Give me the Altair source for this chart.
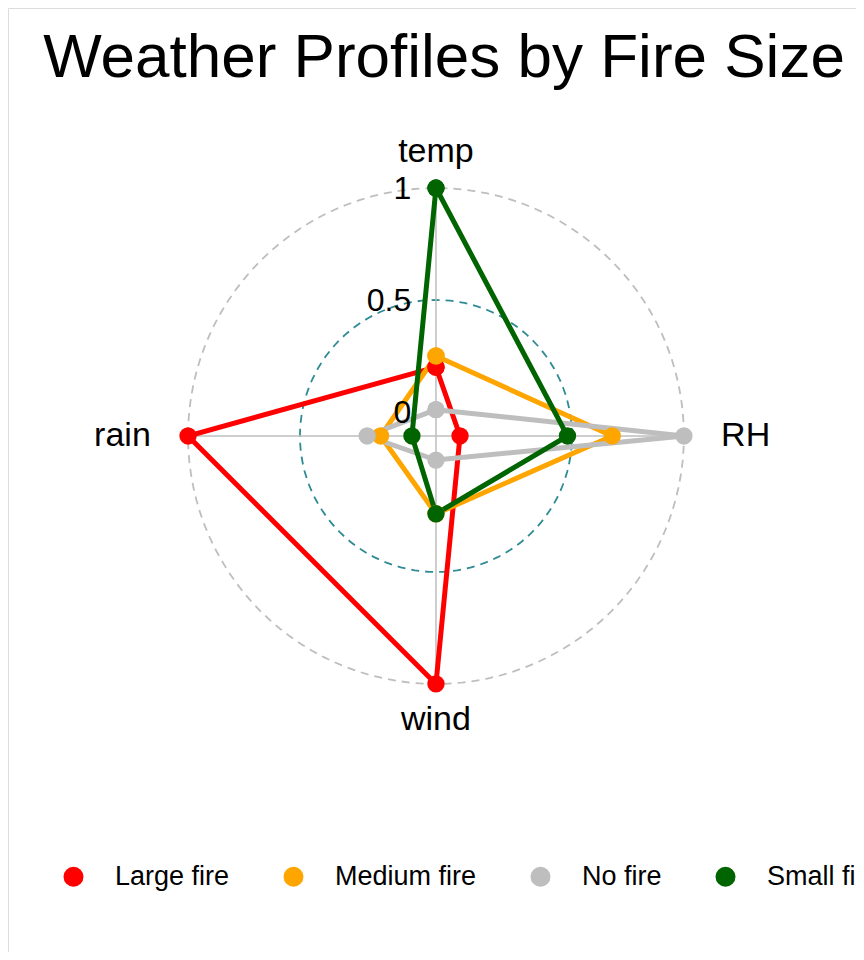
import altair as alt
import pandas as pd

# radar data (ggradar style, scaled 0..1)
groups = ['Large fire', 'Medium fire', 'No fire', 'Small fire']
axes = ['temp', 'RH', 'wind', 'rain']
angles = [90, 0, -90, 180]
large = [0.20, 0.00, 1.00, 1.00]
medium = [0.25, 0.68, 0.24, 0.14]
nofire = [0.01, 1.00, 0.00, 0.20]
small = [1.00, 0.48, 0.24, 0.00]
colors = ['#FF0000', '#FFA500', '#BEBEBE', '#006400']
grid_levels = [0.5, 1.0]
grid_labels = ['0', '0.5', '1']
grid_label_vals = [0.0, 0.5, 1.0]

rows = []
for g, vals in zip(groups, [large, medium, nofire, small]):
    for i in range(5):
        k = i % 4
        rows.append({'group': g, 'axis': axes[k], 'ang': angles[k], 'v': vals[k], 'ord': i})
df = pd.DataFrame(rows)

font = 'Liberation Sans'
xs = alt.Scale(domain=[-1.726, 1.694], nice=False, zero=False)
ys = alt.Scale(domain=[-2.081, 1.726], nice=False, zero=False)
X = lambda: alt.X('x:Q', scale=xs, axis=None)
Y = lambda: alt.Y('y:Q', scale=ys, axis=None)
rad = '(0.097 + 0.903 * datum.v)'

circ_base = alt.Chart(alt.sequence(0, 361, 3, as_='deg'))
circles = []
for lvl, col in zip(grid_levels, ['#2E8B94', '#BEBEBE']):
    circles.append(circ_base.transform_calculate(
        x=f'{0.097 + 0.903 * lvl} * cos(datum.deg * PI / 180)',
        y=f'{0.097 + 0.903 * lvl} * sin(datum.deg * PI / 180)'
    ).mark_line(color=col, strokeDash=[8, 6], strokeWidth=1.8).encode(
        x=X(), y=Y(), order='deg:Q'))

spk = pd.DataFrame({'axis': axes + axes, 'ang': angles + angles,
                    'v': [-0.107] * 4 + [1.0] * 4})
spokes = alt.Chart(spk).transform_calculate(
    x=f'{rad} * cos(datum.ang * PI / 180)', y=f'{rad} * sin(datum.ang * PI / 180)'
).mark_line(color='#BEBEBE', strokeWidth=1.5).encode(x=X(), y=Y(), detail='axis:N')

lab = pd.DataFrame({'axis': axes,
                    'x': [0, 1.15, 0, -1.15], 'y': [1.145, 0, -1.145, 0],
                    'al': ['center', 'left', 'center', 'right']})
axis_text = []
for al in ['center', 'left', 'right']:
    axis_text.append(alt.Chart(lab).transform_filter(alt.datum.al == al).mark_text(
        font=font, fontSize=34, align=al, baseline='middle').encode(
        x=X(), y=Y(), text='axis:N'))

gl = pd.DataFrame({'t': grid_labels, 'v': grid_label_vals})
grid_text = alt.Chart(gl).transform_calculate(x='-0.1', y=f'{rad} - 0.005').mark_text(
    font=font, fontSize=32, align='right', baseline='middle').encode(x=X(), y=Y(), text='t:N')

color = alt.Color('group:N', scale=alt.Scale(domain=groups, range=colors),
                  legend=alt.Legend(title=None, orient='none', direction='horizontal',
                                    legendX=52, legendY=855, labelFont=font, labelFontSize=27,
                                    symbolType='circle', symbolSize=400, columnPadding=50,
                                    labelOffset=28, labelColor='black', symbolStrokeWidth=0))
base = alt.Chart(df).transform_calculate(
    x=f'{rad} * cos(datum.ang * PI / 180)', y=f'{rad} * sin(datum.ang * PI / 180)')
lines = base.mark_line(strokeWidth=5).encode(x=X(), y=Y(), color=color, order='ord:Q')
points = base.mark_circle(size=300, opacity=1).encode(x=X(), y=Y(), color=color)

title = alt.Chart(pd.DataFrame({'t': ['Weather Profiles by Fire Size']})).mark_text(
    font=font, fontSize=62, align='center', baseline='middle').encode(
    x=alt.value(436), y=alt.value(50), text='t:N')

chart = alt.layer(*circles, spokes, lines, points, *axis_text, grid_text, title).properties(
    width=848, height=944, autosize=alt.AutoSizeParams(type='none'), padding=0
).configure_view(strokeWidth=0, stroke=None).configure(background='white')

chart.save("out.html", embed_options={"renderer": "svg", "actions": False})
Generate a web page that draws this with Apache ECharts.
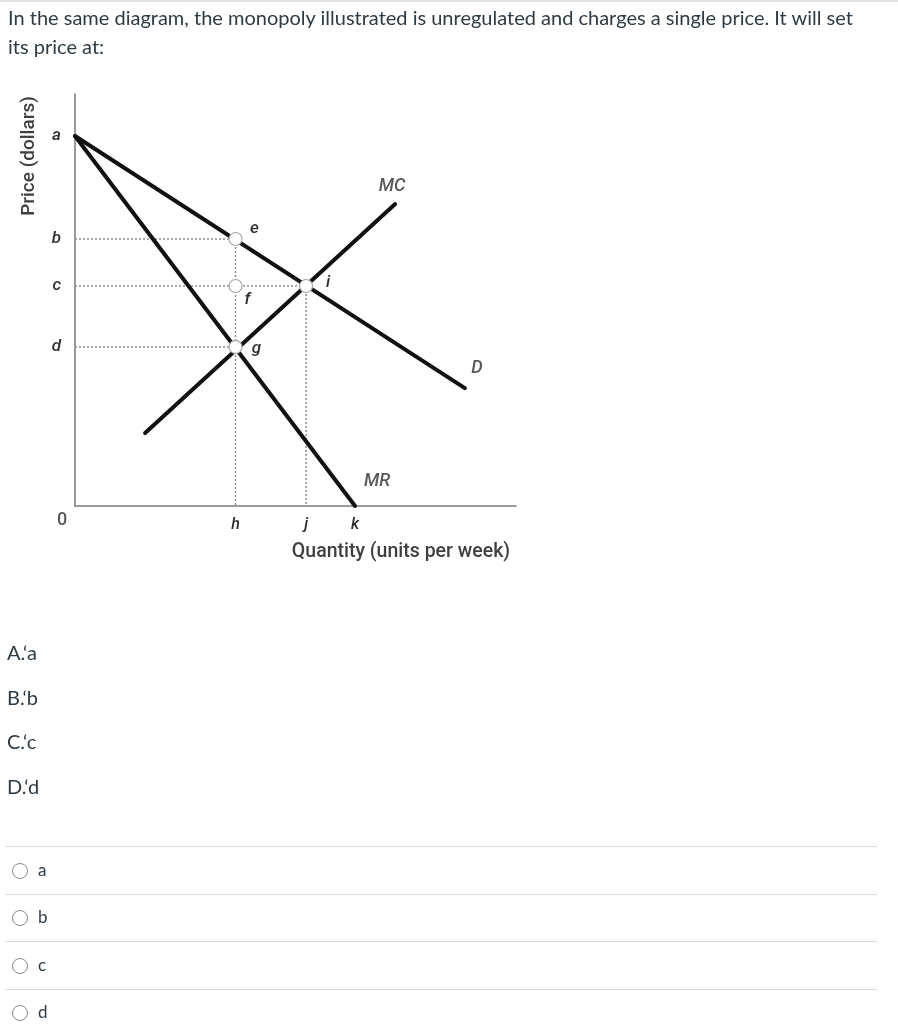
________________________
§ **Direction**
Every record above should be transcribed exactly; the pictures stay out of the copy.

§ **Output of the task**
Give me the Altair source for this chart.
import altair as alt
import pandas as pd

# radar data (ggradar style, scaled 0..1)
groups = ['Large fire', 'Medium fire', 'No fire', 'Small fire']
axes = ['temp', 'RH', 'wind', 'rain']
angles = [90, 0, -90, 180]
large = [0.20, 0.00, 1.00, 1.00]
medium = [0.25, 0.68, 0.24, 0.14]
nofire = [0.01, 1.00, 0.00, 0.20]
small = [1.00, 0.48, 0.24, 0.00]
colors = ['#FF0000', '#FFA500', '#BEBEBE', '#006400']
grid_levels = [0.5, 1.0]
grid_labels = ['0', '0.5', '1']
grid_label_vals = [0.0, 0.5, 1.0]

rows = []
for g, vals in zip(groups, [large, medium, nofire, small]):
    for i in range(5):
        k = i % 4
        rows.append({'group': g, 'axis': axes[k], 'ang': angles[k], 'v': vals[k], 'ord': i})
df = pd.DataFrame(rows)

font = 'Liberation Sans'
xs = alt.Scale(domain=[-1.726, 1.694], nice=False, zero=False)
ys = alt.Scale(domain=[-2.081, 1.726], nice=False, zero=False)
X = lambda: alt.X('x:Q', scale=xs, axis=None)
Y = lambda: alt.Y('y:Q', scale=ys, axis=None)
rad = '(0.097 + 0.903 * datum.v)'

circ_base = alt.Chart(alt.sequence(0, 361, 3, as_='deg'))
circles = []
for lvl, col in zip(grid_levels, ['#2E8B94', '#BEBEBE']):
    circles.append(circ_base.transform_calculate(
        x=f'{0.097 + 0.903 * lvl} * cos(datum.deg * PI / 180)',
        y=f'{0.097 + 0.903 * lvl} * sin(datum.deg * PI / 180)'
    ).mark_line(color=col, strokeDash=[8, 6], strokeWidth=1.8).encode(
        x=X(), y=Y(), order='deg:Q'))

spk = pd.DataFrame({'axis': axes + axes, 'ang': angles + angles,
                    'v': [-0.107] * 4 + [1.0] * 4})
spokes = alt.Chart(spk).transform_calculate(
    x=f'{rad} * cos(datum.ang * PI / 180)', y=f'{rad} * sin(datum.ang * PI / 180)'
).mark_line(color='#BEBEBE', strokeWidth=1.5).encode(x=X(), y=Y(), detail='axis:N')

lab = pd.DataFrame({'axis': axes,
                    'x': [0, 1.15, 0, -1.15], 'y': [1.145, 0, -1.145, 0],
                    'al': ['center', 'left', 'center', 'right']})
axis_text = []
for al in ['center', 'left', 'right']:
    axis_text.append(alt.Chart(lab).transform_filter(alt.datum.al == al).mark_text(
        font=font, fontSize=34, align=al, baseline='middle').encode(
        x=X(), y=Y(), text='axis:N'))

gl = pd.DataFrame({'t': grid_labels, 'v': grid_label_vals})
grid_text = alt.Chart(gl).transform_calculate(x='-0.1', y=f'{rad} - 0.005').mark_text(
    font=font, fontSize=32, align='right', baseline='middle').encode(x=X(), y=Y(), text='t:N')

color = alt.Color('group:N', scale=alt.Scale(domain=groups, range=colors),
                  legend=alt.Legend(title=None, orient='none', direction='horizontal',
                                    legendX=52, legendY=855, labelFont=font, labelFontSize=27,
                                    symbolType='circle', symbolSize=400, columnPadding=50,
                                    labelOffset=28, labelColor='black', symbolStrokeWidth=0))
base = alt.Chart(df).transform_calculate(
    x=f'{rad} * cos(datum.ang * PI / 180)', y=f'{rad} * sin(datum.ang * PI / 180)')
lines = base.mark_line(strokeWidth=5).encode(x=X(), y=Y(), color=color, order='ord:Q')
points = base.mark_circle(size=300, opacity=1).encode(x=X(), y=Y(), color=color)

title = alt.Chart(pd.DataFrame({'t': ['Weather Profiles by Fire Size']})).mark_text(
    font=font, fontSize=62, align='center', baseline='middle').encode(
    x=alt.value(436), y=alt.value(50), text='t:N')

chart = alt.layer(*circles, spokes, lines, points, *axis_text, grid_text, title).properties(
    width=848, height=944, autosize=alt.AutoSizeParams(type='none'), padding=0
).configure_view(strokeWidth=0, stroke=None).configure(background='white')

chart.save("out.html", embed_options={"renderer": "svg", "actions": False})
Generate a web page that draws this with Apache ECharts.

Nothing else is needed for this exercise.